EU executive proposes emissions cuts, climate bonds for green Europe

The European Commission on Wednesday proposed plans to significantly toughen the EU’s emissions target, aiming to achieve at least a 55-per-cent cut in greenhouse gases by 2030.

“Too much for some…

This would be a significant step up from the current 40-per-cent target, based on 1990 levels.

“While much of the world’s activity froze during lockdowns and shutdowns, the planet continued to get dangerously hotter,” European Commission President Ursula von der Leyen said in a speech to EU lawmakers in Brussels.

“I recognize that this increase from 40 to 55 is too much for some, and not enough for others,” she said. “But our impact assessment clearly shows that our economy and industry can manage this.”

The European Parliament and EU leaders still have to agree to the 2030 plan.

With this new proposal, the German centre-right politician hopes to speed up progress towards climate neutrality, one of the European Union’s declared goals for the continent by 2050.
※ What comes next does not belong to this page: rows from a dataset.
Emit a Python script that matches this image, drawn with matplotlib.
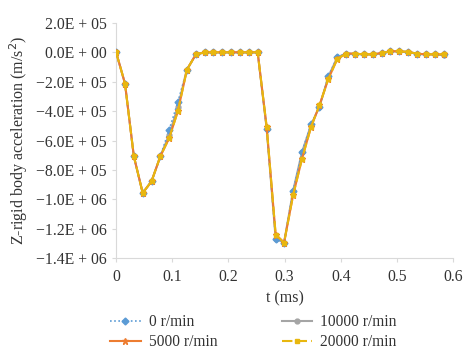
import matplotlib
matplotlib.use("Agg")
import matplotlib.pyplot as plt
from matplotlib.ticker import FuncFormatter

plt.rcParams['font.family'] = ['Liberation Serif', 'DejaVu Serif']

t = [0, 0.0158, 0.0315, 0.0473, 0.063, 0.0788, 0.0945, 0.110, 0.126, 0.142,
     0.158, 0.173, 0.189, 0.205, 0.221, 0.236, 0.252, 0.268, 0.284, 0.299,
     0.315, 0.331, 0.347, 0.362, 0.378, 0.394, 0.410, 0.425, 0.441, 0.457,
     0.473, 0.488, 0.504, 0.520, 0.536, 0.551, 0.567, 0.583]

rpm_0 = [0, -2.13e5, -7.07e5, -9.57e5, -8.78e5, -7.07e5, -5.26e5, -3.38e5, -1.18e5, -1.4e4,
         0, 0, 0, 0, 0, 0, 0, -5.2e5, -1.267e6, -1.295e6,
         -9.44e5, -6.78e5, -4.9e5, -3.7e5, -1.6e5, -3.0e4, -9e3, -9e3, -1.4e4, -1.4e4,
         -5e3, 7e3, 7e3, 2e3, -9e3, -1.4e4, -1.4e4, -1.4e4]
rpm_5000 = [0, -2.13e5, -7.07e5, -9.57e5, -8.78e5, -7.07e5, -5.83e5, -3.99e5, -1.18e5, -1.4e4,
            0, 0, 0, 0, 0, 0, 0, -5.08e5, -1.24e6, -1.295e6,
            -9.73e5, -7.23e5, -5.08e5, -3.6e5, -1.79e5, -4.3e4, -9e3, -9e3, -1.4e4, -1.4e4,
            -5e3, 7e3, 7e3, 2e3, -9e3, -1.4e4, -1.4e4, -1.4e4]
rpm_10000 = [0, -2.13e5, -7.07e5, -9.57e5, -8.78e5, -7.07e5, -5.6e5, -3.7e5, -1.18e5, -1.4e4,
             0, 0, 0, 0, 0, 0, 0, -5.2e5, -1.267e6, -1.295e6,
             -9.44e5, -6.78e5, -4.95e5, -3.7e5, -1.65e5, -3.2e4, -9e3, -9e3, -1.4e4, -1.4e4,
             -5e3, 7e3, 7e3, 2e3, -9e3, -1.4e4, -1.4e4, -2.0e4]
rpm_20000 = [0, -2.13e5, -7.07e5, -9.57e5, -8.78e5, -7.07e5, -5.83e5, -3.99e5, -1.18e5, -1.4e4,
             0, 0, 0, 0, 0, 0, 0, -5.08e5, -1.24e6, -1.295e6,
             -9.73e5, -7.23e5, -5.08e5, -3.6e5, -1.79e5, -4.3e4, -9e3, -9e3, -1.4e4, -1.4e4,
             -5e3, 7e3, 7e3, 2e3, -9e3, -1.4e4, -1.4e4, -1.4e4]

labels = ['0 r/min', '5000 r/min', '10000 r/min', '20000 r/min']
xticks = [0, 0.1, 0.2, 0.3, 0.4, 0.5, 0.6]
yticks = [2e5, 0, -2e5, -4e5, -6e5, -8e5, -1e6, -1.2e6, -1.4e6]

fig = plt.figure(figsize=(4.74, 3.64), dpi=100)
ax = fig.add_axes([0.245, 0.291, 0.711, 0.646])

ax.plot(t, rpm_0, color='#5B9BD5', linestyle=(0, (1, 1.5)), lw=1.2, marker='D', ms=3.5, label=labels[0], zorder=3)
ax.plot(t, rpm_5000, color='#ED7D31', linestyle='-', lw=1.5, marker='*', ms=4.5, label=labels[1], zorder=4)
ax.plot(t, rpm_10000, color='#A5A5A5', linestyle='-', lw=1.5, marker='o', ms=3.5, label=labels[2], zorder=2)
ax.plot(t, rpm_20000, color='#E8B70F', linestyle=(0, (5, 2)), lw=1.5, marker='s', ms=3.5, label=labels[3], zorder=5)

def fmt(v, pos):
    if v == 0:
        return '0.0E + 00'
    s = '%.1E' % v
    mant, exp = s.split('E')
    e = int(exp)
    mant = mant.replace('-', '\u2212')
    return '%sE + %02d' % (mant, abs(e))

ax.set_xlim(0, 0.6)
ax.set_ylim(-1.4e6, 2e5)
ax.set_xticks(xticks)
ax.set_xticklabels(['0', '0.1', '0.2', '0.3', '0.4', '0.5', '0.6'])
ax.set_yticks(yticks)
ax.yaxis.set_major_formatter(FuncFormatter(fmt))
ax.tick_params(axis='both', labelsize=11.3, length=3, width=0.8, colors='#333333')
ax.tick_params(axis='both', color='#D9D9D9')
ax.tick_params(axis='x', pad=5)
ax.tick_params(axis='y', pad=4)
for s in ['top', 'right']:
    ax.spines[s].set_visible(False)
for s in ['left', 'bottom']:
    ax.spines[s].set_color('#D9D9D9')
    ax.spines[s].set_linewidth(0.8)

ax.set_xlabel('t (ms)', fontsize=11.5, color='#333333', labelpad=4)
ax.set_ylabel('Z-rigid body acceleration (m/s$^2$)', fontsize=11.5, color='#333333', labelpad=4)

fig.legend(loc='center', bbox_to_anchor=(0.535, 0.087), ncol=2, frameon=False,
           fontsize=11.2, handlelength=1.95, columnspacing=4.1, labelspacing=0.25,
           handletextpad=0.55, labelcolor='#333333')

fig.savefig('out.png', dpi=100)
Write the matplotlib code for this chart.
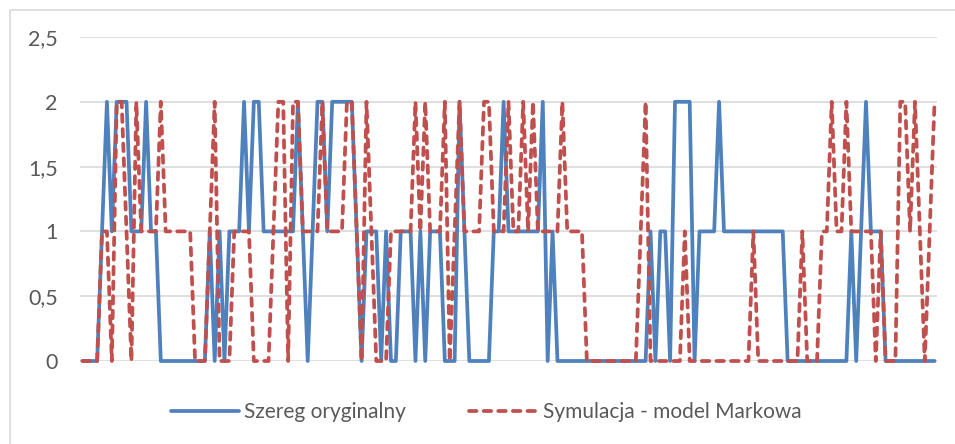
import matplotlib.pyplot as plt
from matplotlib.lines import Line2D

# wartości szeregu oryginalnego (stany 0/1/2)
szereg = [
    0, 0, 0, 0, 1, 2, 1, 2, 2, 2,
    1, 1, 1, 2, 1, 1, 0, 0, 0, 0,
    0, 0, 0, 0, 0, 0, 1, 0, 1, 0,
    1, 1, 1, 2, 1, 2, 2, 1, 1, 1,
    1, 1, 1, 1, 2, 1, 0, 1, 2, 2,
    1, 2, 2, 2, 2, 2, 1, 0, 1, 1,
    1, 0, 1, 0, 0, 1, 1, 1, 0, 1,
    0, 1, 1, 1, 0, 0, 0, 2, 1, 0,
    0, 0, 0, 0, 1, 1, 2, 1, 1, 1,
    1, 1, 1, 1, 2, 0, 1, 0, 0, 0,
    0, 0, 0, 0, 0, 0, 0, 0, 0, 0,
    0, 0, 0, 0, 0, 0, 1, 0, 1, 1,
    0, 2, 2, 2, 2, 0, 1, 1, 1, 1,
    2, 1, 1, 1, 1, 1, 1, 1, 1, 1,
    1, 1, 1, 1, 0, 0, 0, 0, 0, 0,
    0, 0, 0, 0, 0, 0, 0, 1, 0, 1,
    2, 1, 1, 1, 0, 0, 0, 0, 0, 0,
    0, 0, 0, 0, 0,
]

# symulacja łańcuchem Markowa
symulacja = [
    0, 0, 0, 0, 1, 1, 0, 2, 2, 1,
    0, 2, 1, 1, 1, 1, 2, 1, 1, 1,
    1, 1, 1, 0, 0, 0, 1, 2, 0, 0,
    0, 1, 1, 1, 1, 0, 0, 0, 0, 1,
    2, 2, 0, 2, 2, 1, 1, 1, 1, 2,
    1, 1, 1, 1, 2, 2, 1, 0, 2, 1,
    0, 0, 0, 1, 1, 1, 1, 1, 2, 1,
    2, 1, 1, 1, 2, 0, 1, 2, 1, 1,
    1, 1, 2, 2, 1, 1, 1, 2, 1, 1,
    2, 1, 2, 1, 1, 1, 1, 1, 2, 1,
    1, 1, 1, 0, 0, 0, 0, 0, 0, 0,
    0, 0, 0, 0, 1, 2, 0, 0, 0, 0,
    0, 0, 0, 1, 0, 0, 0, 0, 0, 0,
    0, 0, 0, 0, 0, 0, 0, 1, 0, 0,
    0, 0, 0, 0, 0, 0, 0, 1, 0, 0,
    0, 1, 1, 2, 1, 1, 2, 1, 1, 1,
    1, 1, 0, 1, 0, 0, 0, 2, 2, 1,
    2, 1, 0, 1, 2,
]

y_ticks = [0, 0.5, 1, 1.5, 2, 2.5]
y_labels = ["0", "0,5", "1", "1,5", "2", "2,5"]
nazwy = ["Szereg oryginalny", "Symulacja - model Markowa"]

plt.rcParams["font.family"] = ["Lato", "DejaVu Sans"]

W, H = 955, 444
fig = plt.figure(figsize=(W / 100, H / 100), dpi=100)
fig.patch.set_facecolor("white")

# ramka obszaru wykresu (lewa i górna krawędź)
fig.add_artist(Line2D([10 / W, 10 / W, 1.0], [0.0, 1 - 10 / H, 1 - 10 / H],
                      transform=fig.transFigure, color="#d9d9d9", lw=1.2))

ax = fig.add_axes([80 / W, 1 - 361 / H, 857 / W, 324 / H])
x = list(range(len(szereg)))

ax.plot(x, szereg, color="#4f81bd", lw=2.7, solid_joinstyle="round",
        solid_capstyle="round", clip_on=False, label=nazwy[0], zorder=3)
ax.plot(x, symulacja, color="#c0504d", lw=2.7, dashes=(2.0, 1.9),
        dash_capstyle="round", dash_joinstyle="round", clip_on=False,
        label=nazwy[1], zorder=4)

ax.set_xlim(-0.5, len(szereg) - 0.5)
ax.set_ylim(0, 2.5)
ax.set_yticks(y_ticks, y_labels)
ax.set_xticks([])
ax.tick_params(axis="y", length=0, pad=16, labelsize=15.5, labelcolor="#595959")
for s in ax.spines.values():
    s.set_visible(False)
ax.grid(axis="y", color="#d9d9d9", lw=1.2)
ax.set_axisbelow(True)

fig.legend(loc="center", bbox_to_anchor=(486 / W, 1 - 412 / H), ncol=2,
           frameon=False, fontsize=15, handlelength=3.3, handletextpad=0.25,
           columnspacing=3.0, labelcolor="#595959")

fig.savefig("out.png", dpi=100)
Discussions over the new target have been highly charged, with some countries rejecting bigger cuts and pointing to their economic reliance on high-polluting sectors such as the coal industry.

Poland’s Climate Ministry has for one expressed “concern” over the proposal, and claimed it did not take into account the economic and societal impact on particular member states.

The financial burden of cutting emissions would disproportionately fall on Poland, the ministry said in a statement.

To overcome the differences, German Environment Minister Svenja Schulze said she had invited European climate and environment ministers to Berlin to discuss the proposal at the end of September.

“I hope that we can find common ground at this meeting,” she said.

…and not enough for others”

Von der Leyen’s proposal also met criticism from both climate activists and industrial players.

While environmentalists generally welcomed the increased targets, many on Wednesday said that this fell behind the 65-per-cent cut they say science prescribes to reach the goal of climate neutrality.

So far, emissions have only dropped by 25 per cent compared to 1990, according to commission figures.

Citing the commission’s plan for achieving the new goal, set to be released on Thursday, climate activists accused the commission of fudging numbers.

Instead of looking at real emissions reductions, they warned, the commission proposed to include emissions absorbed by forests and soil in the calculations.

EU Parliamentarian Delara Burkhardt, of the centre-left German Social Democratic Party, said this accounted for about 3 to 5 per cent of emissions, meaning that the total emissions reduction only came to between 50 to 52 per cent, not 55.

“The proposed new EU climate goal for 2030 is a deceptive package,” she said.

Director of Climate Action Network Europe Wendel Trio meanwhile said the new target had to be considered a “baseline” and warned “the world needs is real emission reductions, not accounting tricks.”

Impact on companies in several industries

Sceptics on the other side, meanwhile, argue that the EU targets are unrealistically high or called for companies to be allowed to reduce emissions voluntarily.

A summary of an impact assessment by the commission seen by dpa suggests car emissions would have to be reduced by 50 per cent if the 55 per cent overall goal is to be achieved. Current legislation only prescribes a 37.5-per-cent drop by 2030.

Hans Juergen Kerkhoff, president of the German Steel Federation, meanwhile said that the target meant companies would require “extensive financial assistance” to create incentives to invest in low carbon technologies.

The EU would also have to ensure that this did not pose a threat to the European steel industry’s worldwide competitiveness, he said.

Not all company representatives rejected the goals, however, with 150 business leaders urging European leaders on Tuesday to agree to a target of at least 55 per cent of greenhouse gas reductions.

These include the CEOs of Philip Morris International, Coca-Cola European Partners and Deutsche Bank.

Von der Leyen also proposed that the EU’s 750-billion-euro (890-billion-dollar) coronavirus economic recovery fund – which still needs to be adopted by EU institutions – should be 30-per-cent financed by so-called green bonds.

Green bonds are financial instruments designed to raise funds for environmentally friendly projects.

Much of the debate surrounding the EU’s recovery fund and long-term budget has centred on how to fund them.

Another proposed way of raising money would be through a carbon border tax for high-polluting imports into the EU.

“Carbon must have its price – because nature cannot pay the price anymore,” von der Leyen said in her speech.

This would, she said, ensure a level playing field between foreign producers from countries with less stringent environmental regulations – and therefore lower costs – and EU producers.